Jeroen Wijering jeroen at longtailvideo.com
Fri Feb 18 02:50:59 PST 2011


Hey Silvia, all,

>> Also it's not allowed to mixed streams that have VP8
>> and H264 in the same MDP (for example) ? I bet that will be the most
>> common case so that you have one MDP per onDemand stream with
>> something for devices that can handle H264 only and browsers that only
>> handle VP8.
> 
> I don't speak for the browser vendors, so I don't know what MDP
> support they are willing to implement. But I can analyse the features
> required to support the different possibilities.
> 
> It is possible to create one large MDP file with all codecs and all
> information in it and throw it at the @src attribute of the video
> element like so:
> <video src="manifest.mdp" controls />
> Then the browser have to re-implement the resource selection algorithm
> for the manifest files to determine which part of the manifest file is
> relevant to them and needs to be interpreted and ignore the rest.
> 
> I am not actually sure what happens with a video element that has both
> a @src attribute and <source> elements - if we assume that only the
> @src is interpreted, then at least there will be no conflict between
> the two different instances of resource selection.
> 
> However, in a live scenario where the manifest has to be downloaded
> continuously, we have a potentially large overhead of information in
> the manifest file that needs to be downloaded, parsed and ignored. In
> a situation where we are already tight on time, this could lead to
> unacceptable delays.
> 
> In my opinion, it makes a lot more sense to specify two different MPD
> files that serve different browsers: Safari and IE would only ever
> need to download the mp4-containing MPD files, while the rest would
> download the webm or ogg containing MPD files. I think that could
> easily be specified something like this:
> 
> <video controls>
>  <source src="webm_manifest.mpd" type="video/vnd.mpeg.dash.mpd;profile=webm" />
>  <source src="mp4_manifest.mpd" type="video/vnd.mpeg.dash.mpd;profile=mp4" />
> </video>

There are a few downsides to restricting manifests to one codec:

*) It rules out non-HTML5 players. If all the codecs are in one manifest, that same manifest can be fed to every client (e.g. tools like VLC or JW Player). If manifests are codec-restricted, these devices need to be targeted in some other way. 
*) Codec restriction is only one type of client restriction, which is being made into a special case here. There's also things like rights restrictions, processing limits, container support (fragmented / nonfragmented?) and multiview/surround capabilities. I don't think that should all get built into HTML5. 
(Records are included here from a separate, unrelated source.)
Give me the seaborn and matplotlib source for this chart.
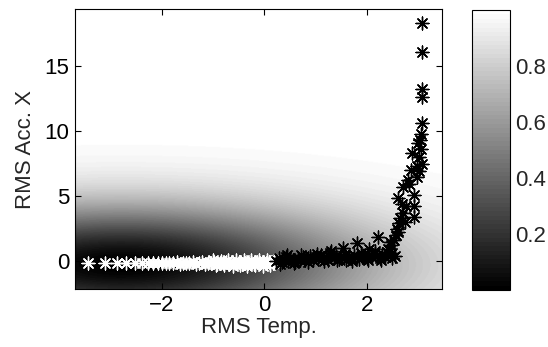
import numpy as np
import matplotlib
matplotlib.use("Agg")
import matplotlib.pyplot as plt
import seaborn as sns

# ---- data ----
white_x = [-3.43, -3.10, -2.87, -2.69, -2.52, -2.38, -2.27, -2.17, -2.08, -2.00,
           -1.92, -1.85, -1.78, -1.71, -1.64, -1.58, -1.52, -1.46, -1.40, -1.34,
           -1.28, -1.22, -1.16, -1.10, -1.04, -0.98, -0.92, -0.86, -0.80, -0.74,
           -0.68, -0.62, -0.56, -0.50, -0.44, -0.38, -0.32, -0.26, -0.20, -0.14,
           -0.08, -0.02, 0.04, 0.10, 0.16, 0.20,
           -1.00, -0.85, -0.70, -0.55, -0.40, -0.25, -0.10, 0.05, 0.18,
           -0.95, -0.78, -0.62, -0.47, -0.33, -0.18, -0.03, 0.12]
white_y = [-0.15, -0.15, -0.15, -0.15, -0.15, -0.15, -0.15, -0.12, -0.18, -0.14,
           -0.12, -0.18, -0.15, -0.10, -0.20, -0.15, -0.12, -0.18, -0.10, -0.20,
           -0.14, -0.10, -0.20, -0.12, -0.16, -0.10, -0.20, -0.12, -0.18, -0.10,
           -0.20, -0.12, -0.16, -0.08, -0.20, -0.12, -0.16, -0.08, -0.20, -0.10,
           -0.15, -0.05, -0.18, -0.08, -0.12, -0.05,
           0.05, 0.02, 0.08, 0.05, 0.10, 0.06, 0.12, 0.10, 0.12,
           -0.32, -0.30, -0.35, -0.30, -0.36, -0.32, -0.35, -0.30]

black_x = [0.22, 0.28, 0.34, 0.38, 0.42, 0.46, 0.50, 0.55, 0.60, 0.65,
           0.70, 0.75, 0.80, 0.85, 0.90, 0.95, 1.00, 1.05, 1.10, 1.15,
           1.20, 1.25, 1.30, 1.35, 1.40, 1.45, 1.50, 1.55, 1.60, 1.65,
           1.70, 1.75, 1.80, 1.85, 1.90, 1.95, 2.00, 2.05, 2.10, 2.15,
           2.20, 2.25, 2.30, 2.35, 2.40, 2.45, 2.50, 2.54,
           0.30, 0.44, 0.58, 0.72, 0.86, 1.02, 1.16, 1.28, 1.42, 1.58,
           1.72, 1.88, 2.02, 2.16, 2.28, 2.42, 2.50,
           1.54, 1.81, 2.22, 2.05, 1.30,
           2.48, 2.52, 2.56, 2.58, 2.62, 2.65, 2.71, 2.77, 2.61, 2.91,
           2.91, 2.91, 2.71, 2.82, 2.97, 2.87, 3.08, 2.89, 3.02, 3.06,
           2.99, 3.04, 3.06, 3.08, 3.08, 3.08, 3.08, 3.08, 2.97, 3.02,
           2.80, 2.68, 2.74, 2.45, 2.60]
black_y = [0.00, 0.20, -0.10, 0.10, 0.30, 0.00, 0.20, 0.10, -0.05, 0.25,
           0.10, 0.30, 0.05, 0.20, 0.40, 0.10, 0.30, 0.15, 0.45, 0.20,
           0.35, 0.10, 0.30, 0.20, 0.40, 0.15, 0.35, 0.25, 0.10, 0.30,
           0.20, 0.50, 0.35, 0.15, 0.30, 0.40, 0.20, 0.50, 0.30, 0.60,
           0.40, 0.25, 0.55, 0.35, 0.70, 0.45, 0.60, 0.40,
           -0.20, 0.45, -0.15, 0.50, -0.10, 0.55, 0.00, 0.60, 0.05, 0.55,
           0.00, 0.60, 0.10, 0.80, 0.10, 0.90, 0.20,
           1.00, 1.40, 1.85, 0.90, 0.80,
           1.20, 1.60, 2.00, 2.50, 2.90, 3.30, 3.70, 4.20, 4.85, 4.20,
           3.40, 5.10, 5.70, 5.90, 6.50, 7.00, 7.50, 8.30, 8.00, 8.60,
           9.10, 9.30, 9.80, 10.60, 12.60, 13.20, 16.10, 18.30, 7.30, 6.90,
           6.20, 4.40, 3.00, 1.50, 2.20]

# background model surface (novelty score) parameters read from the shading
center_x, center_y = -2.8, -0.3
scale_x, scale_y = 3.3, 3.2

x_limits = (-3.69, 3.47)
y_limits = (-2.15, 19.35)
x_ticks = [-2, 0, 2]
y_ticks = [0, 5, 10, 15]
cbar_ticks = [0.2, 0.4, 0.6, 0.8]

sns.set_theme(style="white")
plt.rcParams['font.family'] = ['Liberation Sans', 'DejaVu Sans']

fig = plt.figure(figsize=(5.48, 3.47), dpi=100)
ax = fig.add_axes([0.137, 0.167, 0.670, 0.806])
cax = fig.add_axes([0.861, 0.164, 0.0693, 0.807])

gx = np.linspace(x_limits[0], x_limits[1], 400)
gy = np.linspace(y_limits[0], y_limits[1], 400)
GX, GY = np.meshgrid(gx, gy)
Z = 1 - np.exp(-0.5 * (((GX - center_x) / scale_x) ** 2 + ((GY - center_y) / scale_y) ** 2))
cmap = plt.get_cmap('gray', 64)
im = ax.imshow(Z, extent=[x_limits[0], x_limits[1], y_limits[0], y_limits[1]],
               origin='lower', aspect='auto', cmap=cmap, vmin=0, vmax=1, zorder=0)

marker = (8, 2, 0)
sns.scatterplot(x=white_x, y=white_y, ax=ax, marker=marker, s=85,
                color='white', edgecolor='white', linewidth=1.0, zorder=2)
sns.scatterplot(x=black_x, y=black_y, ax=ax, marker=marker, s=85,
                color='black', edgecolor='black', linewidth=1.0, zorder=3)

ax.set_xlim(*x_limits)
ax.set_ylim(*y_limits)
ax.set_xticks(x_ticks)
ax.set_yticks(y_ticks)
ax.set_xlabel('RMS Temp.', fontsize=16, labelpad=1)
ax.set_ylabel('RMS Acc. X', fontsize=16, labelpad=6)
ax.tick_params(direction='in', length=4, width=0.8, labelsize=16, top=True, right=True,
               bottom=True, left=True, colors='black', pad=4)
for s in ax.spines.values():
    s.set_color('black')
    s.set_linewidth(0.8)

cb = fig.colorbar(im, cax=cax)
cb.set_ticks(cbar_ticks)
cb.ax.tick_params(direction='in', length=4, width=0.8, labelsize=16, left=True, right=True, pad=4)
cb.outline.set_edgecolor('black')
cb.outline.set_linewidth(0.8)

fig.savefig('out.png', dpi=100)
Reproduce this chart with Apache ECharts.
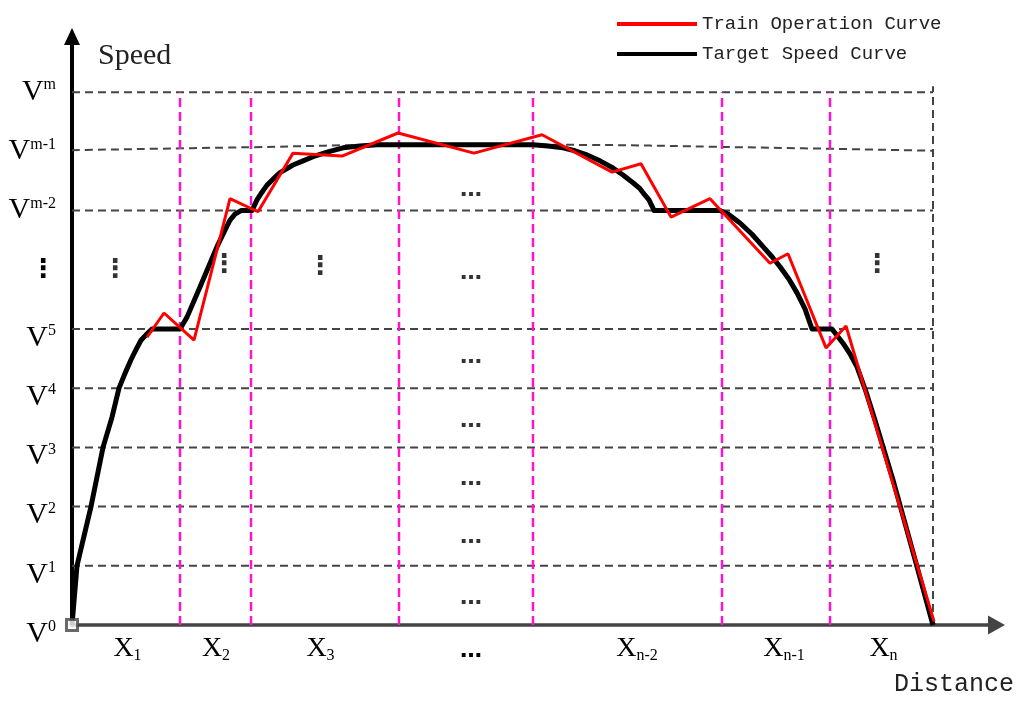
<!DOCTYPE html>
<html>
<head>
<meta charset="utf-8">
<script src="https://cdn.jsdelivr.net/npm/echarts@6/dist/echarts.min.js"></script>
<style>html,body{margin:0;padding:0;background:#fff}#c{width:1024px;height:707px}</style>
</head>
<body>
<div id="c"></div>
<script>
// ---- data (x: distance units, y: speed level units) ----
const targetCurve = [[0,0],[5,1.0],[12,1.5],[19,2.0],[25,2.5],[31,3.0],[40,3.51],[47,4.0],[53,4.25],[59,4.48],[64,4.65],[69,4.81],[74,4.9],[80,5.0],[108,5.0],[115,5.2],[128,5.71],[145,6.39],[153,6.67],[158,6.84],[163,6.94],[169,7.0],[180,7.0],[185,7.18],[190,7.31],[195,7.43],[201,7.53],[208,7.64],[221,7.77],[231,7.84],[241,7.91],[256,7.99],[271,8.06],[288,8.09],[305,8.11],[461,8.11],[476,8.09],[491,8.06],[503,8.01],[515,7.94],[528,7.84],[541,7.72],[551,7.6],[561,7.47],[568,7.37],[573,7.26],[577,7.18],[579,7.11],[581,7.04],[582,7.0],[648,7.0],[656,6.94],[668,6.79],[680,6.6],[691,6.39],[700,6.22],[708,6.05],[717,5.84],[725,5.61],[733,5.34],[740,5.0],[760,5.0],[771,4.76],[778,4.58],[785,4.36],[794,3.94],[803,3.46],[821,2.45],[841,1.23],[861,0]];
const trainCurve = [[75,4.86],[92,5.27],[122,4.81],[158,7.20],[186,6.98],[221,7.97],[270,7.92],[326,8.31],[402,7.97],[470,8.28],[540,7.65],[569,7.79],[599,6.89],[638,7.20],[698,6.11],[716,6.27],[754,4.68],[774,5.05],[862,0.06]];
const speedLevels = [1,2,3,4,5,7,9];
const levelVm1Line = [[0,8.02],[178,8.07],[328,8.11],[488,8.11],[668,8.07],[861,8.01]];
const sectionBounds = [108,179,327,461,650,758];
const endDistance = 861;
const topLevel = 9;
const yTickValues = [0,1,2,3,4,5,6,7,8,9];
const yTickSup = ['0','1','2','3','4','5','','m-2','m-1','m'];
const xTickPos = [55.5,144,248.5,399,565,712,811.5];
const xTickBase = ['X','X','X','…','X','X','X'];
const xTickSub = ['1','2','3','','n-2','n-1','n'];
const hDots = [[399,7.31],[399,5.91],[399,4.48],[399,3.41],[399,2.42],[399,1.45],[399,0.41]];
const vDots = [[43,6.0],[152,6.08],[248,6.05],[805,6.08]];
const seriesNames = ['Train Operation Curve','Target Speed Curve'];
const xAxisName = 'Distance';
const yAxisName = 'Speed';

const chart = echarts.init(document.getElementById('c'), null, {renderer:'canvas'});
const series = [];
const gridStyle = {color:'#444', width:2, type:[8,5]};
speedLevels.forEach(l => series.push({type:'line', data:[[0,l],[endDistance,l]], symbol:'none', silent:true, lineStyle:gridStyle, z:1}));
series.push({type:'line', data:levelVm1Line, symbol:'none', smooth:0.4, silent:true, lineStyle:gridStyle, z:1});
sectionBounds.forEach(b => series.push({type:'line', data:[[b,0],[b,topLevel]], symbol:'none', silent:true, lineStyle:{color:'#ff14c8', width:2.5, type:[9,5]}, z:1}));
series.push({type:'line', data:[[endDistance,0],[endDistance,topLevel+0.1]], symbol:'none', silent:true, lineStyle:{color:'#444', width:2, type:[8,5]}, z:1});
series.push({name:seriesNames[1], type:'line', data:targetCurve, symbol:'none', lineStyle:{color:'#000', width:5, join:'round'}, itemStyle:{color:'#000'}, z:3});
series.push({name:seriesNames[0], type:'line', data:trainCurve, symbol:'none', lineStyle:{color:'#ff0000', width:3}, itemStyle:{color:'#ff0000'}, z:4});
series.push({type:'scatter', data:[[0,0]], symbol:'rect', symbolSize:11, silent:true, clip:false, itemStyle:{color:'#fff', borderColor:'#444', borderWidth:3}, z:5});
series.push({type:'scatter', data:hDots, symbolSize:0, silent:true, label:{show:true, position:'inside', formatter:'…', fontFamily:'DejaVu Sans', fontWeight:'bold', fontSize:22, color:'#000', offset:[0,-2]}, z:2});
series.push({type:'scatter', data:vDots, symbolSize:0, silent:true, label:{show:true, position:'inside', formatter:'⋮', fontFamily:'DejaVu Sans', fontWeight:'bold', fontSize:26, color:'#000'}, z:2});

chart.setOption({
  animation:false,
  backgroundColor:'#fff',
  title:{text:xAxisName, left:894, top:670, padding:0, textStyle:{fontFamily:'Liberation Mono', fontSize:25, fontWeight:'normal', color:'#222', lineHeight:28}},
  grid:{left:72, right:27.5, top:36.5, bottom:82, outerBoundsMode:'none'},
  legend:{data:seriesNames, orient:'vertical', left:612, top:9, itemWidth:80, itemHeight:20, itemGap:10,
    icon:'path://M0,8 L80,8 L80,12 L0,12 Z',
    textStyle:{fontFamily:'Liberation Mono', fontSize:19, color:'#222', lineHeight:20}},
  xAxis:{type:'value', min:0, max:924.5, splitLine:{show:false}, axisTick:{show:false},
    axisLine:{lineStyle:{color:'#444', width:3.5}, symbol:['none','triangle'], symbolSize:[19,17]},
    axisLabel:{customValues:xTickPos, margin:9, color:'#000', fontFamily:'Liberation Serif',
      formatter:function(v){const i=xTickPos.indexOf(v); if(i<0) return ''; if(xTickBase[i]==='…') return '{e|…}'; return '{x|'+xTickBase[i]+'}{s|'+xTickSub[i]+'}';},
      rich:{x:{fontSize:28, lineHeight:30, fontFamily:'Liberation Serif', color:'#000'}, s:{fontSize:16, lineHeight:16, verticalAlign:'bottom', fontFamily:'Liberation Serif', color:'#000'}, e:{fontSize:22, lineHeight:34, fontFamily:'DejaVu Sans', fontWeight:'bold', color:'#000'}}}},
  yAxis:{type:'value', min:0, max:9.94, splitLine:{show:false}, axisTick:{show:false},
    axisLine:{lineStyle:{color:'#000', width:4}, symbol:['none','triangle'], symbolSize:[16,17]},
    name:yAxisName, nameLocation:'end', nameGap:-20,
    nameTextStyle:{fontFamily:'Liberation Serif', fontSize:30, color:'#222', align:'left', verticalAlign:'middle', padding:[0,0,0,26]},
    axisLabel:{customValues:yTickValues, margin:16, color:'#000',
      formatter:function(v){const i=Math.round(v); if(i===6) return '{d|⋮}'; const lab='{v|V}{s|'+yTickSup[i]+'}'; return i<=5 ? '{g| }\n'+lab : lab;},
      rich:{v:{fontSize:30, lineHeight:30, fontFamily:'Liberation Serif', color:'#000'}, s:{fontSize:16, lineHeight:16, verticalAlign:'top', fontFamily:'Liberation Serif', color:'#000'}, g:{fontSize:2, lineHeight:18}, d:{fontSize:26, lineHeight:30, fontFamily:'DejaVu Sans', fontWeight:'bold', color:'#000'}}}},
  series:series
});
</script>
</body>
</html>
It might be better to leave the "source" selection algorithm for legacy video support and use the manifest-based selection as the way to go forward. This will also serve as a nice fallback for non-adaptive browsers:

<video controls>
   <source src="manifest.mpd" type="video/vnd.mpeg.dash.mpd" />
   <source src="video.webm" type="video/webm" />
   <source src="video.mp4" type="video/mp4" />
</video>

Re-pulling of manifest shouldn't be an issue. With its URL templating support, DASH files specifically are quite small. Pulling a 5kb file every 10 seconds is OK IMO. I'm more concerned with videoplayers pinging analytics back to the server (for ads, QOS, engagement). Players exist today that do this up to sub-second rates (ouch).